**Extracted data**
○ ○ ○ ○

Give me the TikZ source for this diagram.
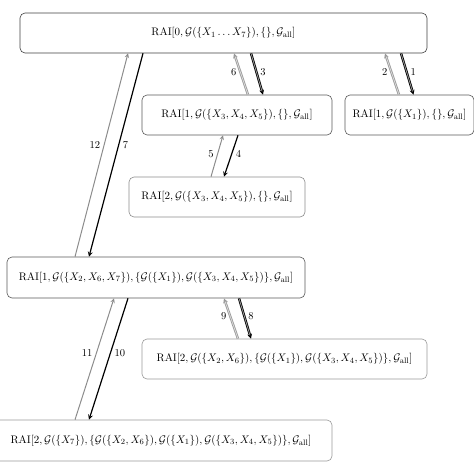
\documentclass[tikz,border=0pt]{standalone}
\usepackage{amsmath}
\usepackage{amssymb}
\usepackage{xcolor}
\usepackage{tikz}
\newcommand{\Gall}{\mathcal{G}_{\mathrm{all}}}
\tikzset{
    rai/.style = {rectangle, rounded corners=5pt, minimum height=40pt, inner sep=2pt, text centered, draw=black!65, semithick, fill=white, font=\fontsize{11}{13}\selectfont},
    down/.style = {line width=1.2pt, ->, >=stealth, black},
    up/.style = {line width=1pt, ->, >=stealth, black!45},
    downdbl/.style = {line width=0.8pt, double=black!40, double distance=0.8pt, ->, >=stealth, draw=black},
    updbl/.style = {line width=0.8pt, double=black!15, double distance=0.8pt, ->, >=stealth, draw=black!40},
    num/.style = {midway, inner sep=3.5pt, text=black, font=\fontsize{10.5}{12}\selectfont}
}
\begin{document}
\begin{tikzpicture}[x=1pt, y=-1pt]
\clip (0,0) rectangle (474,474);
\node (root) [rai, draw=black!75, minimum width=407pt] at (223.5,33) {$\mathrm{RAI}[0,\mathcal{G}(\{X_1\ldots X_7\}),\{\},\Gall]$};
\node (mid) [rai, minimum width=190pt] at (237,115) {$\mathrm{RAI}[1,\mathcal{G}(\{X_3,X_4,X_5\}),\{\},\Gall]$};
\node (one) [rai, minimum width=129pt] at (409.5,115) {$\mathrm{RAI}[1,\mathcal{G}(\{X_1\}),\{\},\Gall]$};
\node (midtwo) [rai, draw=black!45, minimum width=176pt] at (217,197) {$\mathrm{RAI}[2,\mathcal{G}(\{X_3,X_4,X_5\}),\{\},\Gall]$};
\node (left) [rai, minimum width=298pt, minimum height=41pt] at (156,277.5) {$\mathrm{RAI}[1,\mathcal{G}(\{X_2,X_6,X_7\}),\{\mathcal{G}(\{X_1\}),\mathcal{G}(\{X_3,X_4,X_5\})\},\Gall]$};
\node (lefttwo) [rai, draw=black!40, minimum width=285pt] at (284.5,359) {$\mathrm{RAI}[2,\mathcal{G}(\{X_2,X_6\}),\{\mathcal{G}(\{X_1\}),\mathcal{G}(\{X_3,X_4,X_5\})\},\Gall]$};
\node (last) [rai, draw=black!40, minimum width=352pt, minimum height=41pt] at (156,440.5) {\hspace*{10pt}$\mathrm{RAI}[2,\mathcal{G}(\{X_7\}),\{\mathcal{G}(\{X_2,X_6\}),\mathcal{G}(\{X_1\}),\mathcal{G}(\{X_3,X_4,X_5\})\},\Gall]$};

% down the tree
\draw [downdbl] ([xshift=177.5pt]root.south) -- node[num, right, pos=0.45] {1} ([xshift=4pt]one.north);
\draw [downdbl] ([xshift=27.5pt]root.south) -- node[num, right, pos=0.45] {3} ([xshift=26pt]mid.north);
\draw [down] ([xshift=1pt]mid.south) -- node[num, right, pos=0.45] {4} ([xshift=7pt]midtwo.north);
\draw [down] ([xshift=-80.5pt]root.south) -- node[num, right, pos=0.45] {7} ([xshift=-67pt]left.north);
\draw [downdbl] ([xshift=83pt]left.south) -- node[num, right, pos=0.45] {8} ([xshift=-33.5pt]lefttwo.north);
\draw [down] ([xshift=-28pt]left.south) -- node[num, right, pos=0.45] {10} ([xshift=-67pt]last.north);

% back up
\draw [updbl] ([xshift=-10.5pt]one.north) -- node[num, left, pos=0.55] {2} ([xshift=161.5pt]root.south);
\draw [up] ([xshift=-6pt]midtwo.north) -- node[num, left, pos=0.55] {5} ([xshift=-14pt]mid.south);
\draw [updbl] ([xshift=11pt]mid.north) -- node[num, left, pos=0.55] {6} ([xshift=10.5pt]root.south);
\draw [updbl] ([xshift=-46.5pt]lefttwo.north) -- node[num, left, pos=0.55] {9} ([xshift=68pt]left.south);
\draw [up] ([xshift=-81pt]last.north) -- node[num, left, pos=0.55] {11} ([xshift=-42pt]left.south);
\draw [up] ([xshift=-81pt]left.north) -- node[num, left, pos=0.55] {12} ([xshift=-95.5pt]root.south);
\end{tikzpicture}
\end{document}
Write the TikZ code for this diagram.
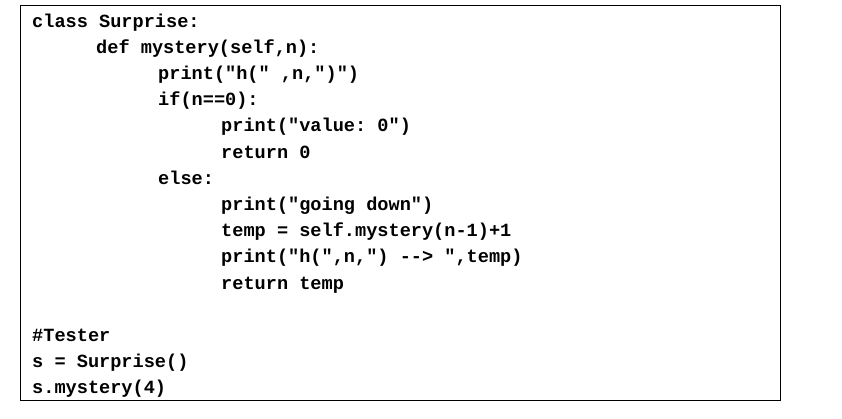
\documentclass[tikz,border=0pt]{standalone}
\usepackage{fontspec}
\setmonofont{Liberation Mono}
\begin{document}
\begin{tikzpicture}[x=1pt,y=-1pt,
  code/.style={anchor=base west,inner sep=0pt,font=\fontsize{18.6}{20}\ttfamily\bfseries}]
\useasboundingbox (0,0) rectangle (842,418);
\draw[line width=1pt] (20,5) rectangle (780,400);
\def\L#1#2#3{\node[code] (l#1) at (#2,{27+26.2*#1}) {\detokenize{#3}};}
\L{0}{32}{class Surprise:}
\L{1}{96}{def mystery(self,n):}
\L{2}{158}{print("h(" ,n,")")}
\L{3}{158}{if(n==0):}
\L{4}{221}{print("value: 0")}
\L{5}{221}{return 0}
\L{6}{158}{else:}
\L{7}{221}{print("going down")}
\L{8}{221}{temp = self.mystery(n-1)+1}
\L{9}{221}{print("h(",n,") --> ",temp)}
\L{10}{221}{return temp}
\node[code] (l12) at (32,{27+26.2*12}) {\#Tester};
\L{13}{32}{s = Surprise()}
\L{14}{32}{s.mystery(4)}
\end{tikzpicture}
\end{document}
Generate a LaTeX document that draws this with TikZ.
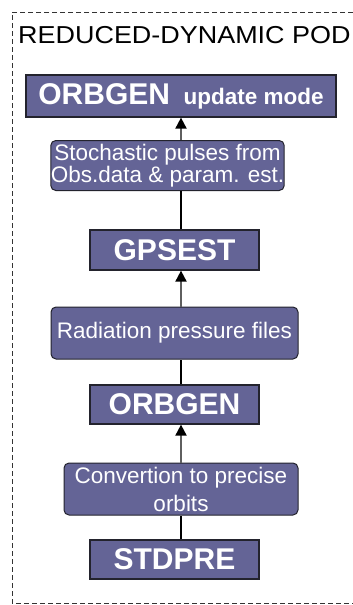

○ ○ ○ ○

**What you have to do**
Give only the number of lines in the listing above that include the string "diagram".

**Correct result**
2